Was returning the deck sander to HD rental, and snagged this beauty for $350. 

4.2 gpm, with just over 100 hrs..

http://i.imgur.com/UfsKB.jpg


----------



## RH (Sep 7, 2010)

SL - I tried to PM you but your mailbox is full. Empty it out a bit would ya?


----------



## straight_lines (Oct 17, 2007)

Done.


----------



## PatsPainting (Mar 4, 2010)

Damn - it looks you like you really scored there - how much are those machines new? 100 hours on good machines is nothing.

Pat


----------



## ReNt A PaInTeR (Dec 28, 2008)

straight_lines said:


> Was returning the deck sander to HD rental, and snagged this beauty for $350.
> 
> 4.2 gpm, with just over 100 hrs..
> 
> http://i.imgur.com/UfsKB.jpg


Good deal :thumbup: Seems like the pump has a 7 year warranty.


----------



## straight_lines (Oct 17, 2007)

PatsPainting said:


> Damn - it looks you like you really scored there - how much are those machines new? 100 hours on good machines is nothing.
> 
> Pat


I haven't checked but I am guessing $15-1800


----------



## Workaholic (Apr 17, 2007)

Sweet price I was in the HD rental department last year and a machine like that had a price of 800 on it.


----------



## robladd (Nov 22, 2010)

Tommy- Cha Ching


----------



## Delta Painting (Apr 27, 2010)

I have the same PW I got mine a few years back for $400.00 from there rental dep.


Nice score!


----------



## PressurePros (May 6, 2007)

Landas are the Cadillac's of machines.

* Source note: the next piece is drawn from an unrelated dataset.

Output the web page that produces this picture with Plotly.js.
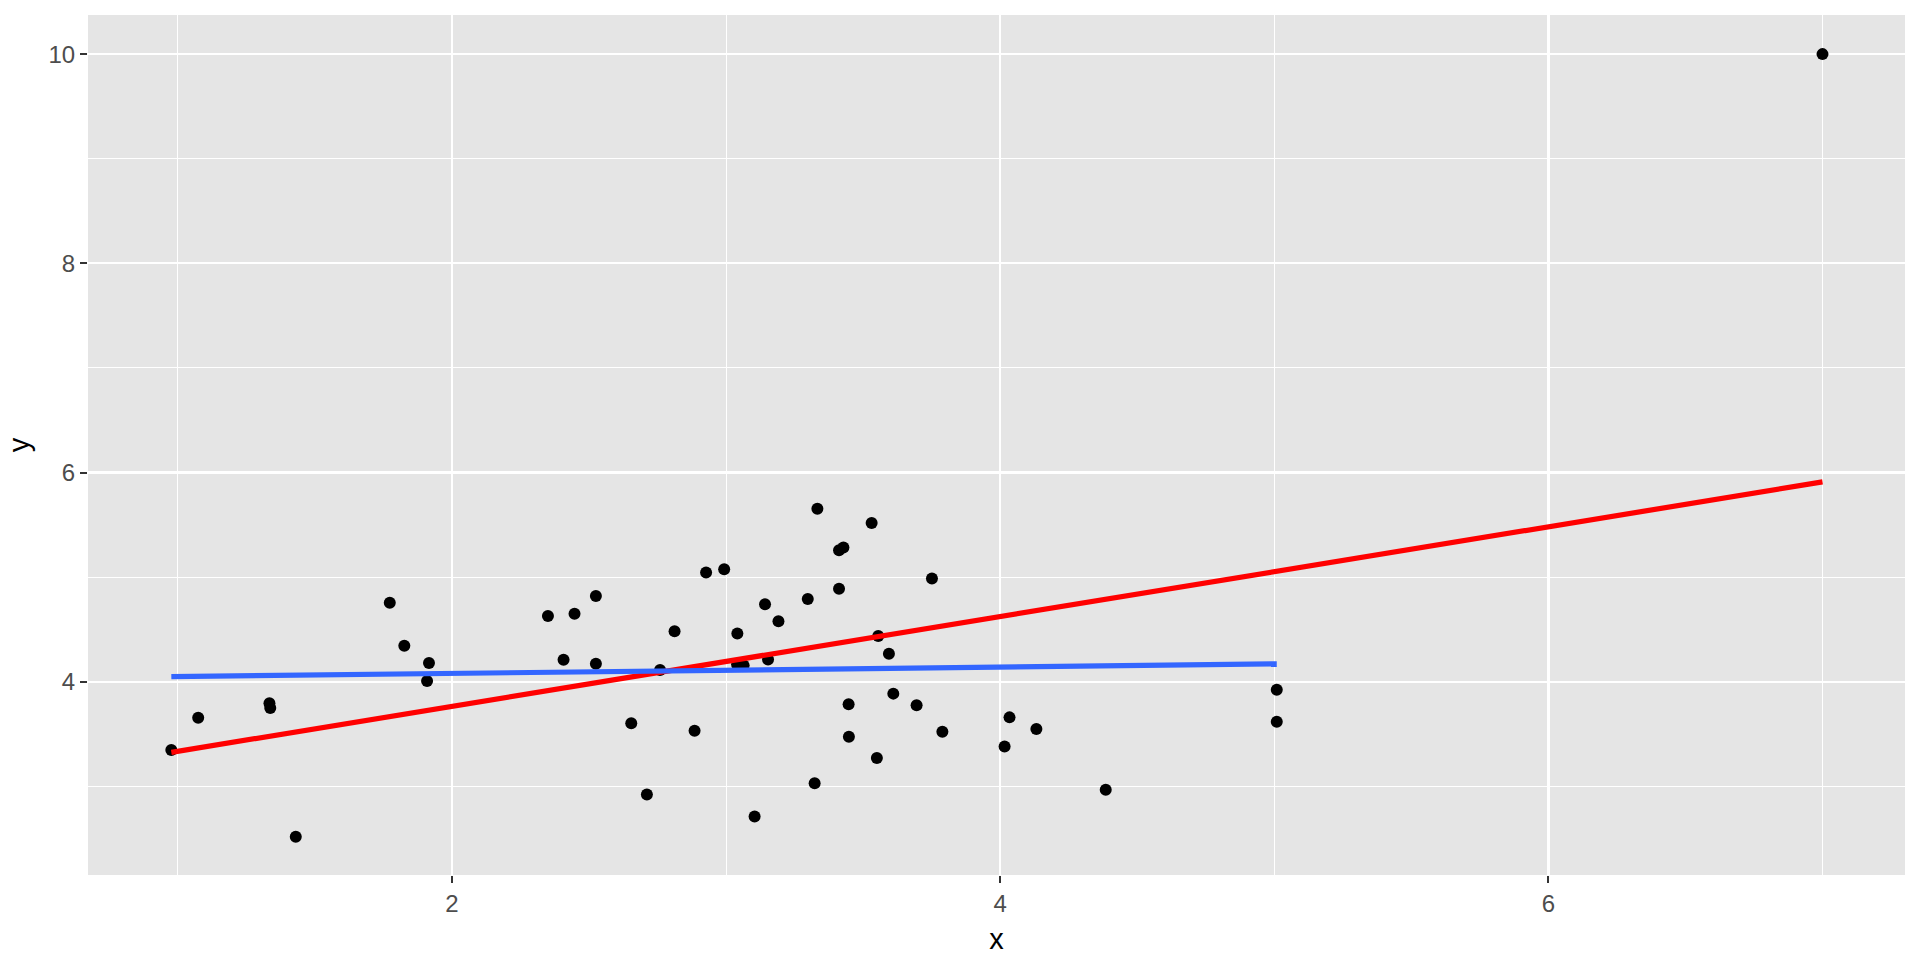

Little expensive to fix but at that price, you cannot go wrong. I do have to ask though.. why would they sell that at such a ridiculously low rate with so few hours. That Landa can run 3000 hrs plus and probably retails in the $1800 range.


----------



## straight_lines (Oct 17, 2007)

I don't know Ken. I have purchased my last two airless sprayers from there as well. They were great deals and were airlessco which are also very durable machines that last a long time.


----------



## straight_lines (Oct 17, 2007)

So in keeping up with Sean I had to bump my thread as well. Put in a new packing kit on the landa pump, set me back $60. Guys at the repair shop told me when he checked it initially it was 4300 psi. I promptly turned it down...


:whistling2:


----------



## Workaholic (Apr 17, 2007)

straight_lines said:


> So in keeping up with Sean I had to bump my thread as well. Put in a new packing kit on the landa pump, set me back $60. Guys at the repair shop told me when he checked it initially it was 4300 psi. I promptly turned it down...
> 
> 
> :whistling2:


lol I have added nothing to my pump, but your thread is older than mine was. The only reason I bumped it was because I saw somebody ready it.


----------



## Bender (Aug 10, 2008)

straight_lines said:


> So in keeping up with Sean I had to bump my thread as well. Put in a new packing kit on the landa pump, set me back $60. Guys at the repair shop told me when he checked it initially it was 4300 psi. I promptly turned it down...
> 
> 
> :whistling2:


I thanked it. How embarrassing:blush:


----------